Offensive, yes, but worth it

November 24, 2016 22:24

Another season, another Shylock. This month the Royal Shakespeare Company once again revives Shakespeare's Jew play. Theatre companies tend not to do a great deal of soul searching about the offence that is guaranteed to be caused to Jews by staging The Merchant of Venice.

Unless a director happens to be Jewish, he or she might be unaware of what it is like to be a Jew, sitting among gentiles, watching a Jewish character created by a gentile sharpen his knife on the sole of his shoe before approaching the flesh of a Christian.

They presumably conclude that any offence, while regrettable, is a price worth paying.

And long may they do so. Because the only way to make the price too heavy would be to campaign for the play to be banned as some Christians did with Jerry Springer, The Opera, which they considered to be blasphemous; or riot as some Sikhs did with the play Bezhti, which they considered to be sacrilegious. And if you are for freedom of expression, banning plays is not a good look.

During my interview with Sir Patrick Stewart in this week's JC, the actor told me that while he was living in America playing Star Trek's Captain Picard, he was invited to give a reading at Boston's largely Jewish Brandeis University. When he chose one of Shylock's speeches his hosts vetoed the choice.

I'm a little surprised to find myself looking forward

Not that I would blame anyone for avoiding the play. David Nathan, my father and predecessor as JC theatre critic, put the case well when he protested about play that begins with the merchant Antonio's line, "In sooth, I know not why I am so sad; it wearies me..."

"In sooth", wrote Nathan, "I know what saddens and wearies me: it is the sight of Shylock distributing his grief evenly between the loss of his daughter and his ducats; of the Jew turning into a mirror image of his oppressors...I am weary of the smugness of the slave-owning, Jew-bating Christians with their "mercy" of forced conversion."

I generally try not to quote my father. It feels rather like a compliment and when he was alive we had a mutually respectful policy of not complimenting each other too much. But in his description of The Merchant of Venice, I've yet to come across a more eloquent summary of the Jewish objection to the play.

Still, the play need not be an unremittingly hostile evening. If it were, Jewish actors such as Antony Sher and Henry Goodman would not take on the role of Shylock - and they have, sometimes with brilliant results.

Old school productions of The Merchant of Venice - with a hooked nosed, rasping Shylock - are these days pretty rare in this country, not only because it would be a virulently antisemitic interpretation but because it would be a damningly unimaginative one.
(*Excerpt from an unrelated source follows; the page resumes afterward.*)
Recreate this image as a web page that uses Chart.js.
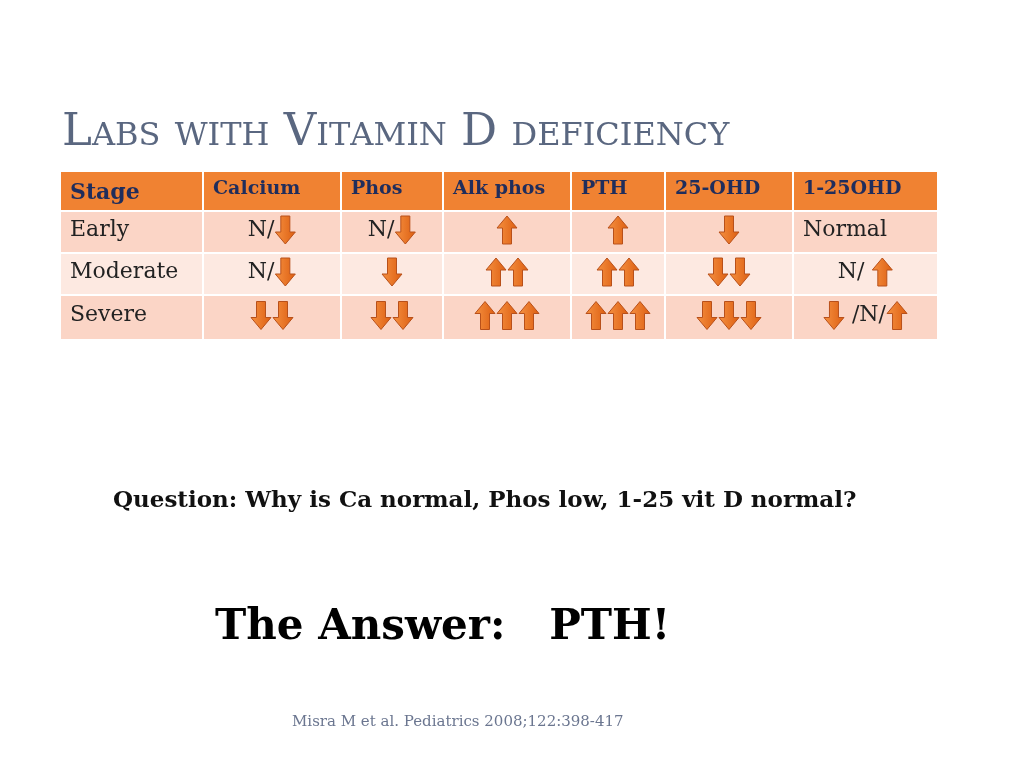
<!DOCTYPE html>
<html>
<head>
<meta charset="utf-8">
<script src="https://cdn.jsdelivr.net/npm/chart.js@4.4.0/dist/chart.umd.min.js"></script>
<style>
  html, body { margin: 0; padding: 0; background: #fff; }
  #wrap { width: 1024px; height: 768px; position: relative; }
</style>
</head>
<body>
<div id="wrap"><canvas id="slide"></canvas></div>
<script>
"use strict";
// table contents ("u" = up arrow, "d" = down arrow)
const headers = ["Stage", "Calcium", "Phos", "Alk phos", "PTH", "25-OHD", "1-25OHD"];
const stages = ["Early", "Moderate", "Severe"];
const early = ["N/d", "N/d", "u", "u", "d", "Normal"];
const moderate = ["N/d", "d", "uu", "uu", "dd", "N/ u"];
const severe = ["dd", "dd", "uuu", "uuu", "ddd", "d /N/u"];
const rows = [early, moderate, severe];

// layout (page units)
const colEdges = [60, 203, 341, 443, 571, 665, 793, 938];
const rowEdges = [171, 211, 253, 295, 340];

const serif = "'DejaVu Serif', 'Liberation Serif', serif";
const orange = "#f08232";
const navy = "#1f2d5c";

function arrow(ctx, cx, cy, up) {
  const w = 20, h = 28, sw = 9, hh = 12;
  ctx.save();
  ctx.translate(cx, cy);
  if (!up) ctx.scale(1, -1);
  ctx.beginPath();
  ctx.moveTo(0, -h / 2);
  ctx.lineTo(w / 2, -h / 2 + hh);
  ctx.lineTo(sw / 2, -h / 2 + hh);
  ctx.lineTo(sw / 2, h / 2);
  ctx.lineTo(-sw / 2, h / 2);
  ctx.lineTo(-sw / 2, -h / 2 + hh);
  ctx.lineTo(-w / 2, -h / 2 + hh);
  ctx.closePath();
  const g = ctx.createLinearGradient(-w / 2, 0, w / 2, 0);
  g.addColorStop(0, "#f59040");
  g.addColorStop(1, "#dd5f12");
  ctx.fillStyle = g;
  ctx.fill();
  ctx.strokeStyle = "#b8501a";
  ctx.lineWidth = 1;
  ctx.stroke();
  ctx.restore();
}

function drawCell(ctx, str, x0, x1, cy) {
  ctx.font = "22px " + serif;
  ctx.fillStyle = "#222";
  ctx.textBaseline = "middle";
  const hasArrow = /[ud]/.test(str.replace("Normal", ""));
  if (!hasArrow) {
    ctx.textAlign = "left";
    ctx.fillText(str, x0 + 10, cy);
    return;
  }
  const parts = [];
  let buf = "";
  for (const c of str) {
    if (c === "u" || c === "d") {
      if (buf) parts.push({ t: buf });
      buf = "";
      parts.push({ a: c });
    } else buf += c;
  }
  if (buf) parts.push({ t: buf });
  let total = 0;
  parts.forEach(p => { p.w = p.t ? ctx.measureText(p.t).width : 22; total += p.w; });
  let x = (x0 + x1) / 2 - total / 2;
  ctx.textAlign = "left";
  parts.forEach(p => {
    if (p.t) ctx.fillText(p.t, x, cy);
    else arrow(ctx, x + 11, cy, p.a === "u");
    x += p.w;
  });
}

const slidePlugin = {
  id: "slide",
  afterDraw(chart) {
    const ctx = chart.ctx;
    const sx = chart.scales.x, sy = chart.scales.y;
    const X = v => sx.getPixelForValue(v), Y = v => sy.getPixelForValue(v);
    ctx.save();
    // title in small caps
    ctx.fillStyle = "#5a6780";
    ctx.textBaseline = "alphabetic";
    ctx.textAlign = "left";
    let tx = X(62);
    const title = "Labs with Vitamin D deficiency";
    for (const ch of title) {
      const big = ch !== ch.toLowerCase() || ch === " ";
      ctx.font = (big ? 45 : 32) + "px " + serif;
      const c = big ? ch : ch.toUpperCase();
      ctx.fillText(c, tx, Y(145));
      tx += ctx.measureText(c).width;
    }
    // table
    for (let r = 0; r < rowEdges.length - 1; r++) {
      for (let c = 0; c < colEdges.length - 1; c++) {
        const x0 = X(colEdges[c]), x1 = X(colEdges[c + 1]);
        const y0 = Y(rowEdges[r]), y1 = Y(rowEdges[r + 1]);
        ctx.fillStyle = r === 0 ? orange : (r % 2 ? "#fbd5c6" : "#fde9e1");
        ctx.fillRect(x0, y0, x1 - x0, y1 - y0);
        ctx.strokeStyle = "#fff";
        ctx.lineWidth = 2;
        ctx.strokeRect(x0, y0, x1 - x0, y1 - y0);
        const cy = (y0 + y1) / 2;
        if (r === 0) {
          ctx.fillStyle = navy;
          ctx.font = "bold " + (c === 0 ? 22 : 19) + "px " + serif;
          ctx.textAlign = "left";
          ctx.textBaseline = "middle";
          ctx.fillText(headers[c], x0 + 10, c === 0 ? cy + 2 : cy - 2);
        } else if (c === 0) {
          ctx.fillStyle = "#222";
          ctx.font = "22px " + serif;
          ctx.textAlign = "left";
          ctx.textBaseline = "middle";
          ctx.fillText(stages[r - 1], x0 + 10, cy - 2);
        } else {
          drawCell(ctx, rows[r - 1][c - 1], x0, x1, cy - 2);
        }
      }
    }
    // texts
    ctx.textBaseline = "alphabetic";
    ctx.textAlign = "left";
    ctx.fillStyle = "#111";
    ctx.font = "bold 23px " + serif;
    ctx.fillText("Question: Why is Ca normal, Phos low, 1-25 vit D normal?", X(113), Y(507));
    ctx.fillStyle = "#000";
    ctx.font = "bold 42px " + serif;
    ctx.fillText("The Answer:   PTH!", X(215), Y(639));
    ctx.fillStyle = "#6b7690";
    ctx.font = "15px " + serif;
    ctx.fillText("Misra M et al. Pediatrics 2008;122:398-417", X(292), Y(726));
    ctx.restore();
  }
};

new Chart(document.getElementById("slide"), {
  type: "scatter",
  data: { datasets: [{ data: [] }] },
  options: {
    responsive: true,
    maintainAspectRatio: false,
    animation: false,
    layout: { padding: 0 },
    plugins: { legend: { display: false }, tooltip: { enabled: false } },
    scales: {
      x: { type: "linear", min: 0, max: 1024, display: false },
      y: { type: "linear", min: 0, max: 768, reverse: true, display: false }
    }
  },
  plugins: [slidePlugin]
});
</script>
</body>
</html>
Stewart persuasively argues that Shylock's "hath a Jew not eyes" speech reveals the play to be at heart more anti-Christian than antisemitic. The speech climaxes with the Jew declaring that "If we are like you in the rest, we will resemble you in that". There it is. Shylock offering himself as that mirror image of his oppressor. So Merchant is, says Stewart, a play populated by antisemites, but that does not make it antisemitic.
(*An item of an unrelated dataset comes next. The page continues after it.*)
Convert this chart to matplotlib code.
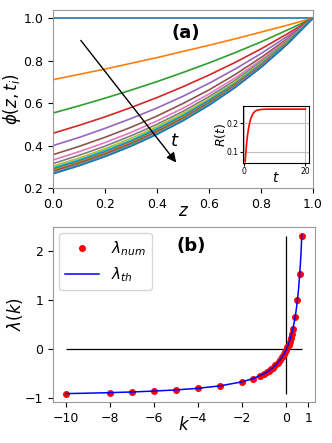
import matplotlib
matplotlib.use("Agg")
import matplotlib.pyplot as plt

# --- panel (a): phi(z, t_i) profiles ---
z = [0.0, 0.1, 0.2, 0.3, 0.4, 0.5, 0.6, 0.7, 0.8, 0.9, 1.0]
phi = [
    [1.000, 1.000, 1.000, 1.000, 1.000, 1.000, 1.000, 1.000, 1.000, 1.000, 1.000],
    [0.710, 0.735, 0.760, 0.787, 0.814, 0.843, 0.872, 0.902, 0.934, 0.966, 1.000],
    [0.553, 0.587, 0.623, 0.661, 0.701, 0.744, 0.789, 0.837, 0.888, 0.943, 1.000],
    [0.458, 0.495, 0.535, 0.579, 0.626, 0.677, 0.732, 0.791, 0.855, 0.925, 1.000],
    [0.400, 0.438, 0.481, 0.527, 0.577, 0.632, 0.693, 0.760, 0.833, 0.913, 1.000],
    [0.357, 0.396, 0.439, 0.486, 0.539, 0.598, 0.662, 0.734, 0.814, 0.902, 1.000],
    [0.332, 0.371, 0.414, 0.462, 0.516, 0.576, 0.643, 0.718, 0.802, 0.896, 1.000],
    [0.315, 0.354, 0.397, 0.446, 0.500, 0.561, 0.630, 0.707, 0.794, 0.891, 1.000],
    [0.303, 0.341, 0.385, 0.434, 0.489, 0.551, 0.620, 0.699, 0.788, 0.888, 1.000],
    [0.295, 0.333, 0.377, 0.425, 0.481, 0.543, 0.614, 0.693, 0.783, 0.885, 1.000],
    [0.289, 0.327, 0.370, 0.419, 0.475, 0.538, 0.609, 0.689, 0.780, 0.883, 1.000],
    [0.284, 0.322, 0.365, 0.414, 0.470, 0.533, 0.604, 0.686, 0.778, 0.882, 1.000],
    [0.280, 0.318, 0.361, 0.410, 0.466, 0.529, 0.601, 0.683, 0.775, 0.881, 1.000],
    [0.277, 0.315, 0.358, 0.407, 0.463, 0.526, 0.598, 0.680, 0.774, 0.880, 1.000],
    [0.275, 0.313, 0.356, 0.405, 0.461, 0.524, 0.597, 0.679, 0.772, 0.879, 1.000],
    [0.273, 0.311, 0.354, 0.403, 0.459, 0.523, 0.595, 0.677, 0.771, 0.878, 1.000],
    [0.271, 0.309, 0.352, 0.401, 0.457, 0.521, 0.593, 0.676, 0.770, 0.878, 1.000],
    [0.270, 0.308, 0.351, 0.400, 0.456, 0.520, 0.592, 0.675, 0.770, 0.877, 1.000],
    [0.269, 0.307, 0.350, 0.399, 0.455, 0.519, 0.592, 0.675, 0.769, 0.877, 1.000],
    [0.268, 0.306, 0.349, 0.398, 0.454, 0.518, 0.591, 0.674, 0.769, 0.877, 1.000],
    [0.267, 0.305, 0.348, 0.397, 0.453, 0.517, 0.590, 0.673, 0.768, 0.876, 1.000],
]

# inset R(t)
t_ins = [0.4, 0.6, 0.8, 1.0, 1.2, 1.5, 2.0, 2.5, 3.0, 3.5, 4.0, 5.0, 6.0, 8.0, 10.0, 14.0, 20.0]
R_ins = [0.066, 0.095, 0.120, 0.142, 0.160, 0.182, 0.208, 0.224, 0.235, 0.241, 0.245, 0.248,
         0.249, 0.250, 0.250, 0.250, 0.250]

# --- panel (b): growth rate lambda(k) ---
k_num = [-10, -8, -7, -6, -5, -4, -3, -2, -1.5, -1.2, -1.0, -0.9, -0.8, -0.7, -0.6, -0.5,
         -0.4, -0.3, -0.2, -0.15, -0.1, -0.05, 0.0, 0.05, 0.1, 0.15, 0.2, 0.25, 0.3,
         0.4, 0.5, 0.6, 0.7]
lam_num = [-0.909, -0.889, -0.875, -0.857, -0.833, -0.800, -0.750, -0.667, -0.600, -0.545,
           -0.500, -0.474, -0.444, -0.412, -0.375, -0.333, -0.286, -0.231, -0.170, -0.135,
           -0.105, -0.060, -0.010, 0.040, 0.095, 0.155, 0.225, 0.310, 0.420,
           0.667, 1.000, 1.530, 2.310]
k_th = [-10, -9, -8, -7, -6, -5, -4, -3, -2, -1.5, -1.0, -0.8, -0.6, -0.4, -0.2, -0.1, 0.0,
        0.1, 0.2, 0.3, 0.35, 0.4, 0.45, 0.5, 0.55, 0.6, 0.65, 0.7]
lam_th = [-0.909, -0.900, -0.889, -0.875, -0.857, -0.833, -0.800, -0.750, -0.667, -0.600,
          -0.500, -0.444, -0.375, -0.286, -0.167, -0.091, 0.000, 0.111, 0.250, 0.429,
          0.538, 0.667, 0.818, 1.000, 1.222, 1.500, 1.857, 2.333]

fig = plt.figure(figsize=(3.32, 4.43), dpi=100)
spine_col = "0.6"

# ----- (a) -----
ax1 = fig.add_axes([0.16, 0.5756, 0.783, 0.4014])
for prof in phi:
    ax1.plot(z, prof, lw=1.2)
ax1.set_xlim(0, 1)
ax1.set_ylim(0.2, 1.037)
ax1.set_xticks([0.0, 0.2, 0.4, 0.6, 0.8, 1.0])
ax1.set_yticks([0.2, 0.4, 0.6, 0.8, 1.0])
ax1.tick_params(labelsize=9)
ax1.set_xlabel("$z$", fontsize=12, labelpad=-6)
ax1.set_ylabel(r"$\phi(z,t_i)$", fontsize=12, labelpad=0)
ax1.annotate("", xy=(0.48, 0.31), xytext=(0.1, 0.905),
             arrowprops=dict(arrowstyle="-|>", color="k", lw=1, mutation_scale=14))
ax1.text(0.45, 0.40, "$t$", fontsize=13)
ax1.text(0.51, 0.93, "(a)", fontsize=13, fontweight="bold", ha="center", va="center")
for s in ax1.spines.values():
    s.set_color(spine_col)

# inset
axi = fig.add_axes([0.731, 0.6314, 0.2006, 0.13])
axi.plot(t_ins, R_ins, color="red", lw=1.2)
axi.set_xlim(-0.4, 21.3)
axi.set_ylim(0.06, 0.262)
axi.set_xticks([0, 20])
axi.set_yticks([0.1, 0.2])
axi.grid(True, color="0.75", lw=0.8)
axi.tick_params(labelsize=5.5, length=2, pad=1)
axi.set_xlabel("$t$", fontsize=10, labelpad=-4)
axi.set_ylabel("$R(t)$", fontsize=9, labelpad=-1)

# ----- (b) -----
ax2 = fig.add_axes([0.16, 0.0926, 0.789, 0.395])
ax2.hlines(0, min(k_num), max(k_num), color="k", lw=0.9)
ax2.vlines(0, min(lam_num), max(lam_num), color="k", lw=0.9)
ax2.plot(k_num, lam_num, "o", color="red", ms=4, label=r"$\lambda_{num}$")
ax2.plot(k_th, lam_th, "-", color="blue", lw=1.1, label=r"$\lambda_{th}$")
ax2.set_xlim(-10.57, 1.3)
ax2.set_ylim(-1.08, 2.5)
ax2.set_xticks([-10, -8, -6, -4, -2, 0, 1])
ax2.set_yticks([-1, 0, 1, 2])
ax2.tick_params(labelsize=9)
ax2.set_xlabel("$k$", fontsize=12, labelpad=-6)
ax2.set_ylabel(r"$\lambda(k)$", fontsize=12, labelpad=0)
ax2.text(-4.3, 2.11, "(b)", fontsize=13, fontweight="bold", ha="center", va="center")
ax2.legend(loc="upper left", fontsize=11, handlelength=2.2, borderaxespad=0.4)
for s in ax2.spines.values():
    s.set_color(spine_col)

fig.savefig("out.png", dpi=100)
Personally, I don't buy the argument. For me, the play's heart is revealed in its shift in tone from the seriousness of Shylock's forced conversion to the sense of celebration that follows it.

Yet still, although I have spent most of my theatre-going life dreading each revival of The Merchant of Venice, these days I'm a little surprised to find myself looking forward to them. What makes the play so interesting is the creative conundrum it poses to its directors. How to negotiate the play's prejudice without diminishing the Jew's barbarity. In Trevor Nunn's landmark 1999 production starring Goodman, the director squared the circle by placing Shylock's fellow Jew Tubal in the court scene. Tubal leaves in disgust when he realises Shylock is intent on having his pound of flesh.

No, these days, I'm no longer weary of the play. So wicked are the traps a director and actor set themselves by choosing to revive The Merchant of Venice, I can't help but mischievously look forward to them either becoming ensnared, or marvelling at the skill with which they avoid them. A world without The Merchant of Venice would be much less offensive to be sure, but a lot less interesting too.